• [EXERCISE GOAL]:
Write out exactly the lines below that run from the one containing "Give me the matplotlib source for this chart." through the one containing "ax.grid(axis='y', color='#a0a0a0', linewidth=1.2, zorder=0)", both included, with no other lines.

• [GIVEN ENTRIES]:
════════════════════

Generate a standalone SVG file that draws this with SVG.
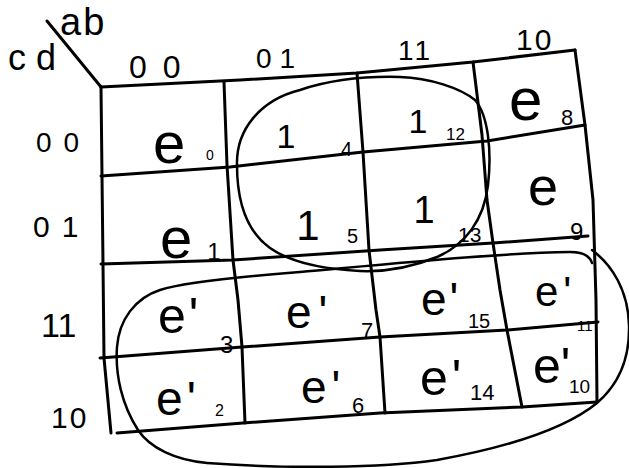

════════════════════

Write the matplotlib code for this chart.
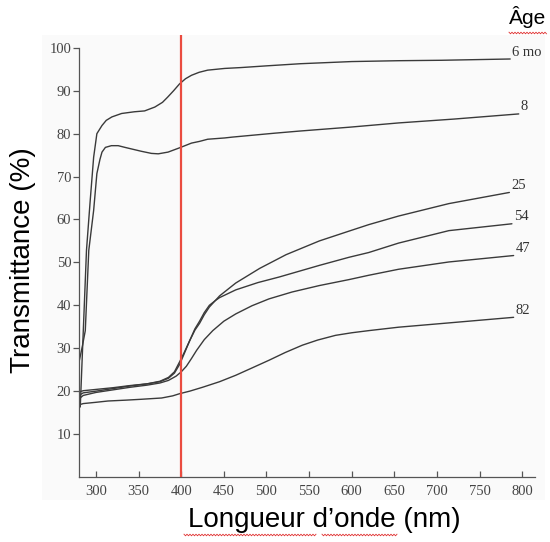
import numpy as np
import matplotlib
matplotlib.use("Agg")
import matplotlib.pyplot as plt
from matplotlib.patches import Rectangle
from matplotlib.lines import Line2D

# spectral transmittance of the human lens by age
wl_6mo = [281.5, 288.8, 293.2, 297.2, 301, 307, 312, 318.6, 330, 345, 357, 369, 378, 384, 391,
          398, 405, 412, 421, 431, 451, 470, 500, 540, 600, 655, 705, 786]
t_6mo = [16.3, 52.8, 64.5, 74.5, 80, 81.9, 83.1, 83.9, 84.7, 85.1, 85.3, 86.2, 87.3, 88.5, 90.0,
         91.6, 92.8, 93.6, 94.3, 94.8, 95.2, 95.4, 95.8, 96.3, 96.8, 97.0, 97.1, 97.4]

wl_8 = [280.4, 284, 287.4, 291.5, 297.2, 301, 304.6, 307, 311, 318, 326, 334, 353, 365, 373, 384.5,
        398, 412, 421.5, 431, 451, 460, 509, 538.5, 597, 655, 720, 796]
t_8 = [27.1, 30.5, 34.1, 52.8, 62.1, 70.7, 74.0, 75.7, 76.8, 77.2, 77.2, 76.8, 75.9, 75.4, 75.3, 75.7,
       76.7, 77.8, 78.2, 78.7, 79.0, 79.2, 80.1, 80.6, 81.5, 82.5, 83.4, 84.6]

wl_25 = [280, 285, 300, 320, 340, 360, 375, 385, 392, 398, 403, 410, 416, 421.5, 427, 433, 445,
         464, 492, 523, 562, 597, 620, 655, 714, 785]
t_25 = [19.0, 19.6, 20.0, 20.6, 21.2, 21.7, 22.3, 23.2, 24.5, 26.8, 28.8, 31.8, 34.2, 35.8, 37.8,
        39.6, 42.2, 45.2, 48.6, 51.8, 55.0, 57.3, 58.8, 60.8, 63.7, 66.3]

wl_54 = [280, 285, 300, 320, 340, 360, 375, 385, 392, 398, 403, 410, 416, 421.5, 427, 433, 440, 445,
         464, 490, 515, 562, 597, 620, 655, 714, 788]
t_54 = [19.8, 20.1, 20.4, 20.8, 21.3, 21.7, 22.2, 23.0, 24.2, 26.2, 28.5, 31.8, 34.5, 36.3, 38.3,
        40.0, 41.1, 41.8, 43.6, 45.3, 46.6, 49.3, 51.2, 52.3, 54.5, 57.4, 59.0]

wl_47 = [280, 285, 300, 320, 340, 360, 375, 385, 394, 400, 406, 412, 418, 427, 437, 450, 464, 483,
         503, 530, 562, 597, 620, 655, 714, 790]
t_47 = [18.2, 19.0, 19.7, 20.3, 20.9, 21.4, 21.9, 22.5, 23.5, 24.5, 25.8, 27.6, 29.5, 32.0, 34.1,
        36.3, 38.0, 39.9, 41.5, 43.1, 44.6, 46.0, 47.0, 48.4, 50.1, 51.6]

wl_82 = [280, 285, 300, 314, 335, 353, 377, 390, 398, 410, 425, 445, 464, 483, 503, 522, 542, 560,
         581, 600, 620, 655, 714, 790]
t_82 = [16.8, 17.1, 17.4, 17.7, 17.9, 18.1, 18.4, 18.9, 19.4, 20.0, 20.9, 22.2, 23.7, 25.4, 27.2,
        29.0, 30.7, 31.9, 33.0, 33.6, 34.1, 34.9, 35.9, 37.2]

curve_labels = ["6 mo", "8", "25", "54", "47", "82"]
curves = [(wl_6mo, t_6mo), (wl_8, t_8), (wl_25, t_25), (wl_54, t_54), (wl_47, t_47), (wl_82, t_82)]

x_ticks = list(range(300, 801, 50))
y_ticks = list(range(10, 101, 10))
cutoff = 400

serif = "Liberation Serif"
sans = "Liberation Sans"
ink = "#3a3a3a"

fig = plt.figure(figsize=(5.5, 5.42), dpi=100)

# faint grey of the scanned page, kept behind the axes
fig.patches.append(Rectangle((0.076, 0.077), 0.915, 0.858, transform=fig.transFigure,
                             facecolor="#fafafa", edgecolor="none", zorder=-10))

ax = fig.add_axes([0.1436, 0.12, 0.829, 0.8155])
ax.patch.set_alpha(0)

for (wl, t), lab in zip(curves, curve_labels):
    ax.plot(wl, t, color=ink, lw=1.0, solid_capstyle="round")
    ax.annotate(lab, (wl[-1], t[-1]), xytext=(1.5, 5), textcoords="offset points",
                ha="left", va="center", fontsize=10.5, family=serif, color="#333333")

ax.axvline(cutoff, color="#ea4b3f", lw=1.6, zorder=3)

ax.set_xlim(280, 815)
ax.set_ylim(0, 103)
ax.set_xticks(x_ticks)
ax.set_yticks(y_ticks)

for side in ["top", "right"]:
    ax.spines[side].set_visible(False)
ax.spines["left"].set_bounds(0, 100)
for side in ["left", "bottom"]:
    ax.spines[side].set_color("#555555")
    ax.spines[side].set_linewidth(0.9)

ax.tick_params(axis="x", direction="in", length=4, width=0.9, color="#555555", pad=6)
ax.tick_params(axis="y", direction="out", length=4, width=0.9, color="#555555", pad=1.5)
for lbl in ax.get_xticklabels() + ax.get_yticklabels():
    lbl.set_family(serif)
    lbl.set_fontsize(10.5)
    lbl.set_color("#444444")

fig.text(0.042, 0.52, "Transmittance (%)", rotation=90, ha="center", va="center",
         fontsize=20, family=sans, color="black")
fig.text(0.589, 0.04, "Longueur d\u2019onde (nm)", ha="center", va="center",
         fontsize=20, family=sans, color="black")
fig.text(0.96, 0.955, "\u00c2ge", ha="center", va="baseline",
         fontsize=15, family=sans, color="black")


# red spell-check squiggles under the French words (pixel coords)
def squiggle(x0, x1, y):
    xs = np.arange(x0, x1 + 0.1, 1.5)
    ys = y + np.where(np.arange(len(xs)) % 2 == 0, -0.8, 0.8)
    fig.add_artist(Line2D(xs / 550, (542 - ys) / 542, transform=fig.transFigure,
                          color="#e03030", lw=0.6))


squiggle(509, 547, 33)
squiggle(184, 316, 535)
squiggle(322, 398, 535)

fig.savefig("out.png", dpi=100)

════════════════════

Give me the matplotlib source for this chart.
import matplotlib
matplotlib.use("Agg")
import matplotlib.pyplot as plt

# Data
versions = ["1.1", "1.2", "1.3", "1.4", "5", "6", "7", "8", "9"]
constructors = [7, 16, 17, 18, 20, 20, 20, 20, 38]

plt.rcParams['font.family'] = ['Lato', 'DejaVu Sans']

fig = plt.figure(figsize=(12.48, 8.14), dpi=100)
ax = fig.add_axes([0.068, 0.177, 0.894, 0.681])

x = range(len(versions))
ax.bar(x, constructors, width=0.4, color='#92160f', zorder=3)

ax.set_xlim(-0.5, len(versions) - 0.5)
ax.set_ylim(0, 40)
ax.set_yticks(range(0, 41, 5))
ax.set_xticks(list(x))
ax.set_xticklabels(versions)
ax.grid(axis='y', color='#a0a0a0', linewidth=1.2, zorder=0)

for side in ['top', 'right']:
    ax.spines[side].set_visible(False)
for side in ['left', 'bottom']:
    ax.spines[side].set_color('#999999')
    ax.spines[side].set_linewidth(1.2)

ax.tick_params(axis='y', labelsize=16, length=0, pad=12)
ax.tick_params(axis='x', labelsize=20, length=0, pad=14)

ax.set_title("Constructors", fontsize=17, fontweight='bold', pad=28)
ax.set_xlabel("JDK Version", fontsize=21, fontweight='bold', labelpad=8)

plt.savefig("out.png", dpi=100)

════════════════════

• [ANSWER TO THIS EXERCISE]:
Give me the matplotlib source for this chart.
import matplotlib
matplotlib.use("Agg")
import matplotlib.pyplot as plt

# Data
versions = ["1.1", "1.2", "1.3", "1.4", "5", "6", "7", "8", "9"]
constructors = [7, 16, 17, 18, 20, 20, 20, 20, 38]

plt.rcParams['font.family'] = ['Lato', 'DejaVu Sans']

fig = plt.figure(figsize=(12.48, 8.14), dpi=100)
ax = fig.add_axes([0.068, 0.177, 0.894, 0.681])

x = range(len(versions))
ax.bar(x, constructors, width=0.4, color='#92160f', zorder=3)

ax.set_xlim(-0.5, len(versions) - 0.5)
ax.set_ylim(0, 40)
ax.set_yticks(range(0, 41, 5))
ax.set_xticks(list(x))
ax.set_xticklabels(versions)
ax.grid(axis='y', color='#a0a0a0', linewidth=1.2, zorder=0)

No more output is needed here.